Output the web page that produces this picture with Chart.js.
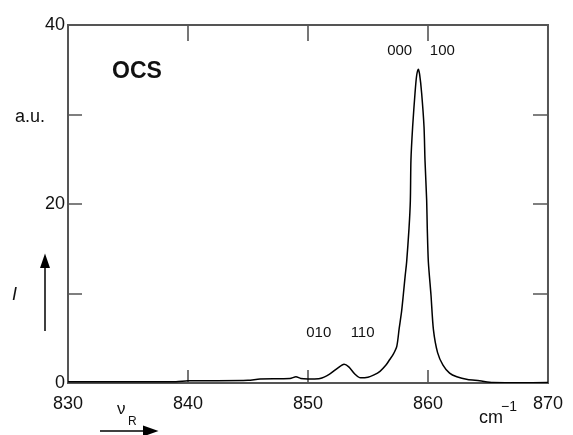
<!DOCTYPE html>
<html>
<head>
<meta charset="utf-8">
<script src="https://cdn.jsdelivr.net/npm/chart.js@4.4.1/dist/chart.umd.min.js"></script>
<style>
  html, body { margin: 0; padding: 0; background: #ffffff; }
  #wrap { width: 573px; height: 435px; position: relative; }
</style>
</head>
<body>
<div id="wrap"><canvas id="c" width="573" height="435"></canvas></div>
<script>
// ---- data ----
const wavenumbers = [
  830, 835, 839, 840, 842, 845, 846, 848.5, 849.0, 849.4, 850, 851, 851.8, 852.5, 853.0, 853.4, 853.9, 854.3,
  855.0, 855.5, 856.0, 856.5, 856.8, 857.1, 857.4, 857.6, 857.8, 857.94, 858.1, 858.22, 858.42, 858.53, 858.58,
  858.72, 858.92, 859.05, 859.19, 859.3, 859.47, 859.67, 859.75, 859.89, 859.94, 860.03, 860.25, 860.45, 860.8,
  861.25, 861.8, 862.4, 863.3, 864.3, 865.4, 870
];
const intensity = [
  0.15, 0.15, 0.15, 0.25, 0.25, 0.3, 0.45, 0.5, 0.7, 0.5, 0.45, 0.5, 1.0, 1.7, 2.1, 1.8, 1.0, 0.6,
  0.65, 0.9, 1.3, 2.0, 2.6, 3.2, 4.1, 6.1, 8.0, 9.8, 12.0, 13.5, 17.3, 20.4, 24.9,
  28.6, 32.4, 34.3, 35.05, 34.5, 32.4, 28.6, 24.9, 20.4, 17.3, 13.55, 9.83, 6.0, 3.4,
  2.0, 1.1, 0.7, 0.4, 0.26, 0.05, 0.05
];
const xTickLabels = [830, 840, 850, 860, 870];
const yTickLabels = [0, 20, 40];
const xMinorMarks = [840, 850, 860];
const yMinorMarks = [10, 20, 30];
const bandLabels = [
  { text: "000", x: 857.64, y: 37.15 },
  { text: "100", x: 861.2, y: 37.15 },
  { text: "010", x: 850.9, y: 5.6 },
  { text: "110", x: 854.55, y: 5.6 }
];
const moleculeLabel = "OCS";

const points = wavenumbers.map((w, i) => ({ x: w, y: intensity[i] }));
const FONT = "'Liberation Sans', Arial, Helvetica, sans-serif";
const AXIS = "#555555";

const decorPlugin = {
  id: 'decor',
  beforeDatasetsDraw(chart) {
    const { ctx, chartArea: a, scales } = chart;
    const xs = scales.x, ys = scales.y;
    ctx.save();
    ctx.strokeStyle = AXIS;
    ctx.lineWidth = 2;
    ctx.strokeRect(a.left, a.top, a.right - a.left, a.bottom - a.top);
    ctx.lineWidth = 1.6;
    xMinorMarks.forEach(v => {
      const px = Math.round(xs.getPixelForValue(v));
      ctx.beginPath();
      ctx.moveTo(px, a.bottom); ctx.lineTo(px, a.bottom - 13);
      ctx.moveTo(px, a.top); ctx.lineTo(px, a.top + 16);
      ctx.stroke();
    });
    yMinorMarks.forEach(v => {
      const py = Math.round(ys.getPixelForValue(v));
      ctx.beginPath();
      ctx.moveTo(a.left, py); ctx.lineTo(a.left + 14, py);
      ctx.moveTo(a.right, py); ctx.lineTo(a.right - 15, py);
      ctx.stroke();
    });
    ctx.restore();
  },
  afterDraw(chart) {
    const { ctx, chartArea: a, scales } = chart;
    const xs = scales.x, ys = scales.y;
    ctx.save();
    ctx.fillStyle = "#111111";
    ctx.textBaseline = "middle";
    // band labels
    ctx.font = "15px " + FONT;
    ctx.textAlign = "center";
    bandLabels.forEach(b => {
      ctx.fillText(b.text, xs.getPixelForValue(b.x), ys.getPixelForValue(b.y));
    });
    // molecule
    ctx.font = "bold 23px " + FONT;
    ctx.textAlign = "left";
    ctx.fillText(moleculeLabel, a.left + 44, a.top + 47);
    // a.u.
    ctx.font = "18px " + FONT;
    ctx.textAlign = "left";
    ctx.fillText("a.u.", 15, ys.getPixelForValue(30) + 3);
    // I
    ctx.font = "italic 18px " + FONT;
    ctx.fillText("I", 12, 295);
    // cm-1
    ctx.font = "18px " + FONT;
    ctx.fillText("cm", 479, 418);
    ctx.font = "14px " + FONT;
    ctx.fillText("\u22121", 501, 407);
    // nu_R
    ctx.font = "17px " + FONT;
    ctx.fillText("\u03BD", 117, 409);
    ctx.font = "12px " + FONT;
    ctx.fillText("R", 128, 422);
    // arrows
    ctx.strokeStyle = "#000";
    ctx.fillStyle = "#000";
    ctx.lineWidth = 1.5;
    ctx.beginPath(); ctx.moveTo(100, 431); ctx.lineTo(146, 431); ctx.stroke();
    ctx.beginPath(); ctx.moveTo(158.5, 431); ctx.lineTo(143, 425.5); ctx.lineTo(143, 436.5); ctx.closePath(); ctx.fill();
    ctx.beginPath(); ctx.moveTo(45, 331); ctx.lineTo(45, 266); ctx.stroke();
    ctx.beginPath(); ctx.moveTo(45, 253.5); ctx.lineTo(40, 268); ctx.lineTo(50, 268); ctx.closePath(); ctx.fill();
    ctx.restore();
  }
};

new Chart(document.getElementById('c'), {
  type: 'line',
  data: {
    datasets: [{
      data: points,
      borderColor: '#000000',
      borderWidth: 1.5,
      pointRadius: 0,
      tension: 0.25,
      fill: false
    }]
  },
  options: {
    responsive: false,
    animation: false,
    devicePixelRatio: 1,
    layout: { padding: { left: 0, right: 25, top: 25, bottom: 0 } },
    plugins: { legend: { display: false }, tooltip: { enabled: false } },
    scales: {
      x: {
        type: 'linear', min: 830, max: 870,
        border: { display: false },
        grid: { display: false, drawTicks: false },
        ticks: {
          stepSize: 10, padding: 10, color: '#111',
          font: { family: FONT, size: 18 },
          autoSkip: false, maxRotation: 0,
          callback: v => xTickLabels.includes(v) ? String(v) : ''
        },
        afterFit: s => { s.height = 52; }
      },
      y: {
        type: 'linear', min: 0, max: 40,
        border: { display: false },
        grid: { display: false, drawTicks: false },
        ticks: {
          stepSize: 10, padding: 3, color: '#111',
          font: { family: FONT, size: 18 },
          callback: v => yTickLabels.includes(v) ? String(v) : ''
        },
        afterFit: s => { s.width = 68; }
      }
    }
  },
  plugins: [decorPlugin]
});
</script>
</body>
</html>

+++

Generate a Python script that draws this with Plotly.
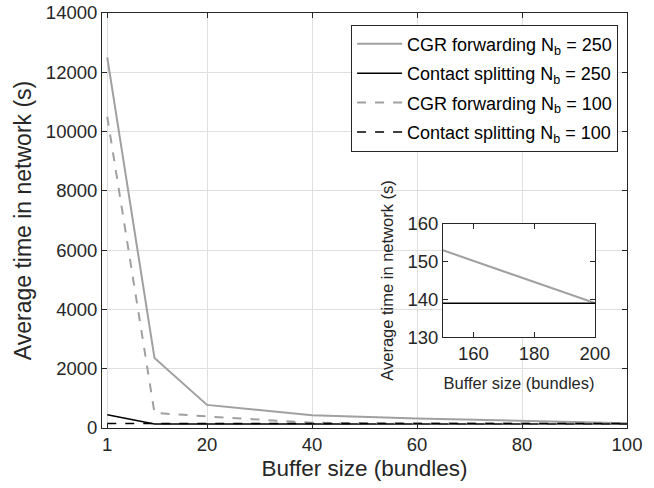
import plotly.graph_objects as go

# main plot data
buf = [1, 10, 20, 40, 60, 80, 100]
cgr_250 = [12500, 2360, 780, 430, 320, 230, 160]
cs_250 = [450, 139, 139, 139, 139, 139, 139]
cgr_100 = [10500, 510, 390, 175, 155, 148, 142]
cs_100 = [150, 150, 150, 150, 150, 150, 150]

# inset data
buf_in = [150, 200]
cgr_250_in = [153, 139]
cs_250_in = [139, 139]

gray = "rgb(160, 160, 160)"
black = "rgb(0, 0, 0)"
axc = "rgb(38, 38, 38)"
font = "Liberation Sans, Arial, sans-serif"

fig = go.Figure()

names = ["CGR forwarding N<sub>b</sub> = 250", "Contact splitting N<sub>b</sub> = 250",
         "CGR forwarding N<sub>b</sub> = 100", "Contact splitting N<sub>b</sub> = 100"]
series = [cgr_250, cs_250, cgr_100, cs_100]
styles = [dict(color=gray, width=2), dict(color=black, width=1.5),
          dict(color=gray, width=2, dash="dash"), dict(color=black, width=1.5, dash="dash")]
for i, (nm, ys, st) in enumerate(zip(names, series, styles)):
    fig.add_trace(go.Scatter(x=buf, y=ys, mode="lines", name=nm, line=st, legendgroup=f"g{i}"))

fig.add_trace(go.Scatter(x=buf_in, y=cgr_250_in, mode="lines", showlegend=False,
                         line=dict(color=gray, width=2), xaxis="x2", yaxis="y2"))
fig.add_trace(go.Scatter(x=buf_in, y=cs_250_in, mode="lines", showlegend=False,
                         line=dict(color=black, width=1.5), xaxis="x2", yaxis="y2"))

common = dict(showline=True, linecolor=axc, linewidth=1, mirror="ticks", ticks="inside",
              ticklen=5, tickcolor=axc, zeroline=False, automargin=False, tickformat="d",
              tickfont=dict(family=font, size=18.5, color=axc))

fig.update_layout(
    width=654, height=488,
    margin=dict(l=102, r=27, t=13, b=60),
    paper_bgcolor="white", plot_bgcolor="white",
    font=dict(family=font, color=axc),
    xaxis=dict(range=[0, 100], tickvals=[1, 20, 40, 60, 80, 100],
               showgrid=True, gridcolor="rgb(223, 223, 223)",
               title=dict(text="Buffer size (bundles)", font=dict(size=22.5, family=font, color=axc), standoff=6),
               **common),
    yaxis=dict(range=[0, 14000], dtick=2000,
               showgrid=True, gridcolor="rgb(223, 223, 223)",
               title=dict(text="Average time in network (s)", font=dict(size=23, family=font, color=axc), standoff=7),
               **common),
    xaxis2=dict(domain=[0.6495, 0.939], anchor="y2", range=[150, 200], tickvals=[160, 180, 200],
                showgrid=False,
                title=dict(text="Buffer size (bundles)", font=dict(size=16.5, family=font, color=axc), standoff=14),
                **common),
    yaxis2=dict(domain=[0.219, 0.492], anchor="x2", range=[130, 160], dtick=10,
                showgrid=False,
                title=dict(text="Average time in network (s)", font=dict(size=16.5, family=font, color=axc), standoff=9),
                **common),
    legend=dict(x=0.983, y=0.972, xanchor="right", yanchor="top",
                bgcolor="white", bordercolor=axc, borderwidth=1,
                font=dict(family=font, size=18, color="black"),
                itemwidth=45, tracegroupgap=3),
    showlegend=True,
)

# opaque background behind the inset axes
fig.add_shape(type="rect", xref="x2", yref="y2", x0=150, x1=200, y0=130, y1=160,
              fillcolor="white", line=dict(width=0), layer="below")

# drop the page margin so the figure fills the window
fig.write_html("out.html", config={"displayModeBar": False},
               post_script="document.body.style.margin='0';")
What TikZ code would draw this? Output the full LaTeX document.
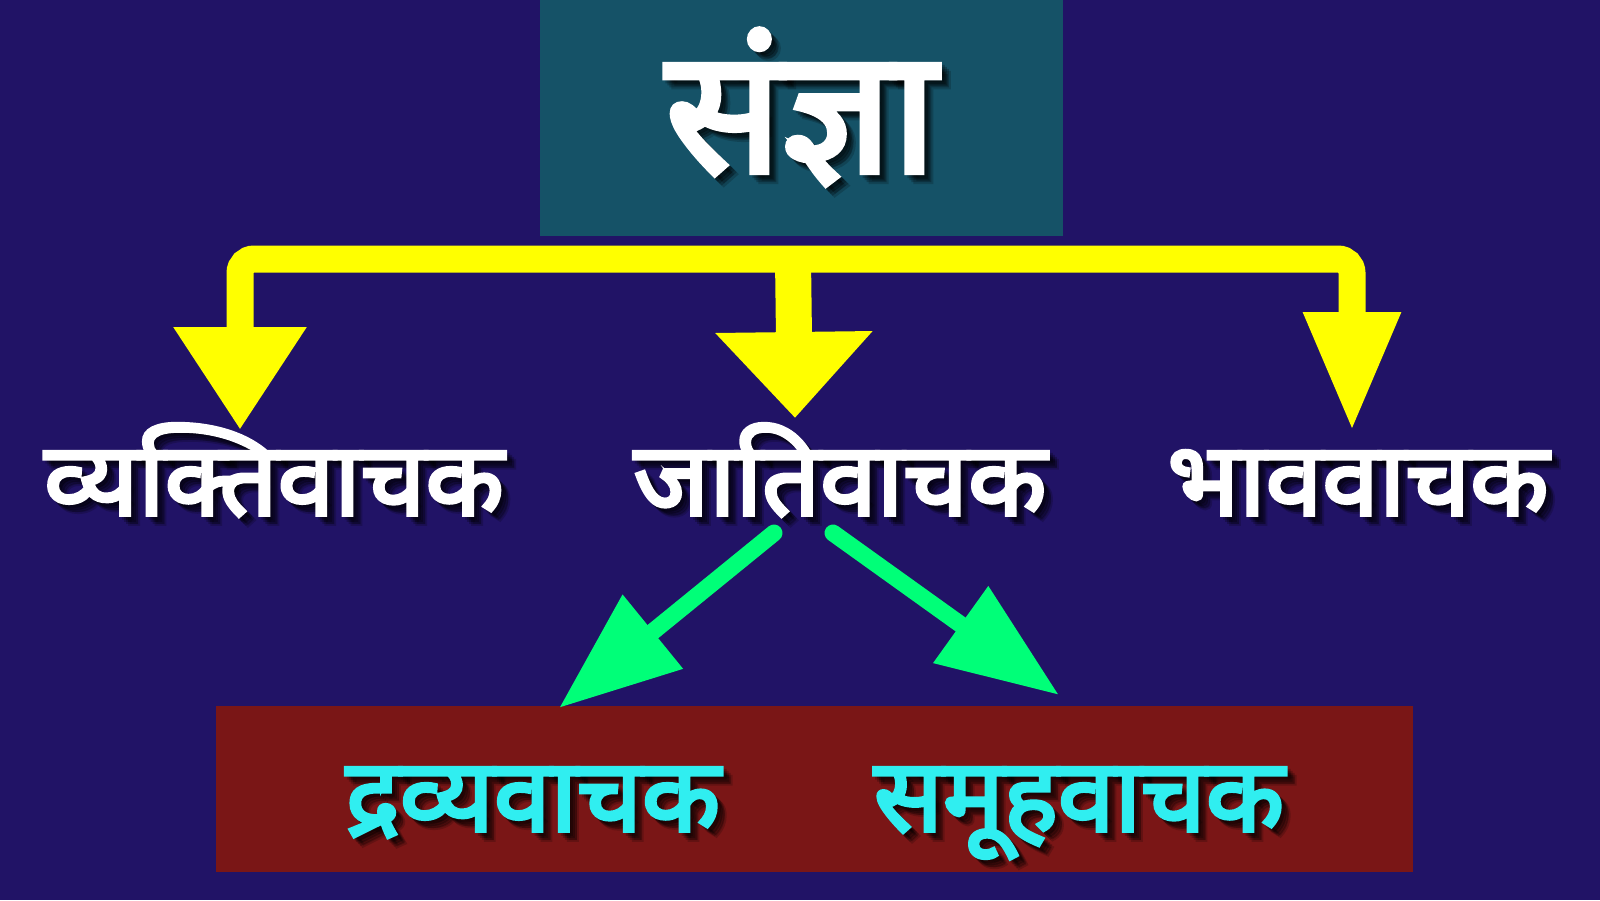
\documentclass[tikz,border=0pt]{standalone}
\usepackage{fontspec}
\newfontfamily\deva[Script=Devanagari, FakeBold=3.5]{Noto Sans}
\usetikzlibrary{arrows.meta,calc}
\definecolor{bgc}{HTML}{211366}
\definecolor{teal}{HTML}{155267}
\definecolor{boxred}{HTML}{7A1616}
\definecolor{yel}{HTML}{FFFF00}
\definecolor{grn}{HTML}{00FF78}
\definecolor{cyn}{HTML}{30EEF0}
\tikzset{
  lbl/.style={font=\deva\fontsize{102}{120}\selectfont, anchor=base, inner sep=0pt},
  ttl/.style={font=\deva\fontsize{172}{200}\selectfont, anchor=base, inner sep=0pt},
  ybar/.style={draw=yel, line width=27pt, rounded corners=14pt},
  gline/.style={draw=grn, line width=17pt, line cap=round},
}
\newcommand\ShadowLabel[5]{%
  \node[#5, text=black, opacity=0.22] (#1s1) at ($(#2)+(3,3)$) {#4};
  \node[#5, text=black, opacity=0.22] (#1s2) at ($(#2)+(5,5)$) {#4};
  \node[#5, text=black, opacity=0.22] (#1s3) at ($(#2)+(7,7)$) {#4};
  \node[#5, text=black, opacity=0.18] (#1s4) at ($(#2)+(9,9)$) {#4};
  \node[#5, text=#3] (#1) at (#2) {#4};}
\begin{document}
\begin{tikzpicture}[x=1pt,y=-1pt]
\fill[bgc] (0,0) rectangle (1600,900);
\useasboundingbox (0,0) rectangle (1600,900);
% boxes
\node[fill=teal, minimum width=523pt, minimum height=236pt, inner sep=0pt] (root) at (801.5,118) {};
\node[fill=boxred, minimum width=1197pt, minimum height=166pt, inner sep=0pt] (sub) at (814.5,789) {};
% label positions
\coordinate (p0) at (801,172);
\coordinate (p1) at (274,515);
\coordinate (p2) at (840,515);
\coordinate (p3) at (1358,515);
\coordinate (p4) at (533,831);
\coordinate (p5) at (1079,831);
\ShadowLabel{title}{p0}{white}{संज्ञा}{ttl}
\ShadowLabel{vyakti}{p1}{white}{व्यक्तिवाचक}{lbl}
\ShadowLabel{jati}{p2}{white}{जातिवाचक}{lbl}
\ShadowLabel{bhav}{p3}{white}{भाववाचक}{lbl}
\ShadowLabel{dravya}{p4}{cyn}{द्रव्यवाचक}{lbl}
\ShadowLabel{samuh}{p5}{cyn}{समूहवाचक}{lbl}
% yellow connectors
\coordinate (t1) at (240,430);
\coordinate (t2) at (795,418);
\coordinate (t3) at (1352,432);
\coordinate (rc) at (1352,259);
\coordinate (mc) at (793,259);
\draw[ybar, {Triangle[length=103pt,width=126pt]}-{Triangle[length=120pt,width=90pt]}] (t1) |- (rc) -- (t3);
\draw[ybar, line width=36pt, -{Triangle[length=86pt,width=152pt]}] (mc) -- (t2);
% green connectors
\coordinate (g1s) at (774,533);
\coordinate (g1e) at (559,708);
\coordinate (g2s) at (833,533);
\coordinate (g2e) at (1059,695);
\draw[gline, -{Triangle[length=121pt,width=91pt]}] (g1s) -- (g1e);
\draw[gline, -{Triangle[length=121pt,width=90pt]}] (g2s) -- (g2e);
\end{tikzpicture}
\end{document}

+++

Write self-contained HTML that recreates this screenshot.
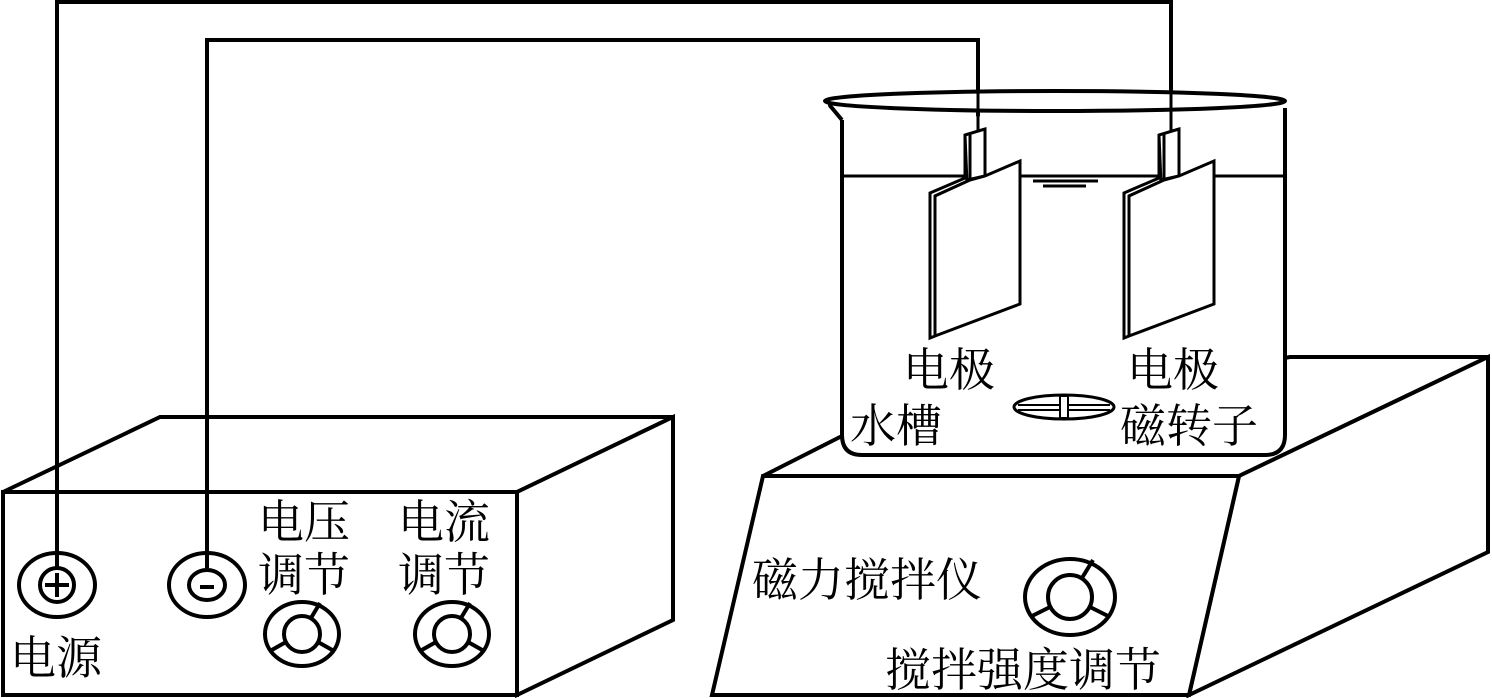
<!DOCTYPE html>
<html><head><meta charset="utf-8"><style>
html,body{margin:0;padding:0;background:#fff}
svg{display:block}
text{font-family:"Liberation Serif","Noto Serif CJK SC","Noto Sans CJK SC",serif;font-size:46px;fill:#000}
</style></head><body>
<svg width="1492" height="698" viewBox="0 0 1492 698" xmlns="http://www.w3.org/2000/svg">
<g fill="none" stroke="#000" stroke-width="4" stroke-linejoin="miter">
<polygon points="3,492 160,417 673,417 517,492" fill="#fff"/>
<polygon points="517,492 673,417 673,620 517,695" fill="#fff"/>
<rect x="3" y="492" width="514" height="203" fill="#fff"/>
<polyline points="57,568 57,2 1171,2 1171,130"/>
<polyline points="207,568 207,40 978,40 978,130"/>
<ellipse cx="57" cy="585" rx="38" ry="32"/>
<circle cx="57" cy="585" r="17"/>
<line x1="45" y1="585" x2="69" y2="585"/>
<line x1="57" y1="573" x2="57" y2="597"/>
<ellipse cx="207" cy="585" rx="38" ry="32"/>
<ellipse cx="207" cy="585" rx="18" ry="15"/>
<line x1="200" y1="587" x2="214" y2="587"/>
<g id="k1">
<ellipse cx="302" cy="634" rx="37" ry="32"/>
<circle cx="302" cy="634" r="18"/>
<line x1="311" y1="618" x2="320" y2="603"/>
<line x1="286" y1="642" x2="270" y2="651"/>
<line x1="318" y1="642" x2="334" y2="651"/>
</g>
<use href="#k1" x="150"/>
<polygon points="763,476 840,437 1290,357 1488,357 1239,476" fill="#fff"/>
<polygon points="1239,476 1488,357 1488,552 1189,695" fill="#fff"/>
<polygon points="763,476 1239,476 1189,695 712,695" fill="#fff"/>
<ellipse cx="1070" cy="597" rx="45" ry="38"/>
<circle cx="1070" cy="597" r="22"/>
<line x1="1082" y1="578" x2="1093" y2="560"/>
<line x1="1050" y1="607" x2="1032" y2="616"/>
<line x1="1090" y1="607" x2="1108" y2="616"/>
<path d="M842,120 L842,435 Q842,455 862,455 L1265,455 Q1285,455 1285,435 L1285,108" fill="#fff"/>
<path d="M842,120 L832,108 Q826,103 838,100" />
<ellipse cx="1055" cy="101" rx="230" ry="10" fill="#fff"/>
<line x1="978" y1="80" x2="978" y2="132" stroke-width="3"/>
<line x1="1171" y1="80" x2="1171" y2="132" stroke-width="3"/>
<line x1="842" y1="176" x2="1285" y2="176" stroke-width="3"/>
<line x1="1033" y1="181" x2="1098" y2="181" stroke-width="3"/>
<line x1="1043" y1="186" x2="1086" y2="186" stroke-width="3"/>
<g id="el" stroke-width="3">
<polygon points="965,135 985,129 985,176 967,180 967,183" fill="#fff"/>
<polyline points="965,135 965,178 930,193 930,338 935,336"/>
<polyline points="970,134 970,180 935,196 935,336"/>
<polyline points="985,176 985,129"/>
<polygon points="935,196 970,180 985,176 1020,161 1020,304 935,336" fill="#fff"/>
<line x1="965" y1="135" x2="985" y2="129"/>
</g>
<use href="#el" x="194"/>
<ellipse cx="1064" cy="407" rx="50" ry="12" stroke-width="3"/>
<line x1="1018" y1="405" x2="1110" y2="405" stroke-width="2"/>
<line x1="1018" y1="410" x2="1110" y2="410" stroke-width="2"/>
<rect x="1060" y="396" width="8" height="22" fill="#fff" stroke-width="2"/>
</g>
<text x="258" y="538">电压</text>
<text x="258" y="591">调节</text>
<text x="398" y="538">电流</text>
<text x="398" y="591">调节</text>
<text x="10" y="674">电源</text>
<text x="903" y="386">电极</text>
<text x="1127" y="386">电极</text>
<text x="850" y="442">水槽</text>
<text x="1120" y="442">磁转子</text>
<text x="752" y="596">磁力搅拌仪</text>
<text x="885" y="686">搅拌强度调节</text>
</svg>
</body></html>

+++

* _To be done_: Copy nothing but the lines above from the one with "Generate a Python" to the one with "fig = go.Figure()", inclusive, word for word. Leave every picture out.

* _Task result_:
Generate a Python script that draws this with Plotly.
import plotly.graph_objects as go

# main plot data
buf = [1, 10, 20, 40, 60, 80, 100]
cgr_250 = [12500, 2360, 780, 430, 320, 230, 160]
cs_250 = [450, 139, 139, 139, 139, 139, 139]
cgr_100 = [10500, 510, 390, 175, 155, 148, 142]
cs_100 = [150, 150, 150, 150, 150, 150, 150]

# inset data
buf_in = [150, 200]
cgr_250_in = [153, 139]
cs_250_in = [139, 139]

gray = "rgb(160, 160, 160)"
black = "rgb(0, 0, 0)"
axc = "rgb(38, 38, 38)"
font = "Liberation Sans, Arial, sans-serif"

fig = go.Figure()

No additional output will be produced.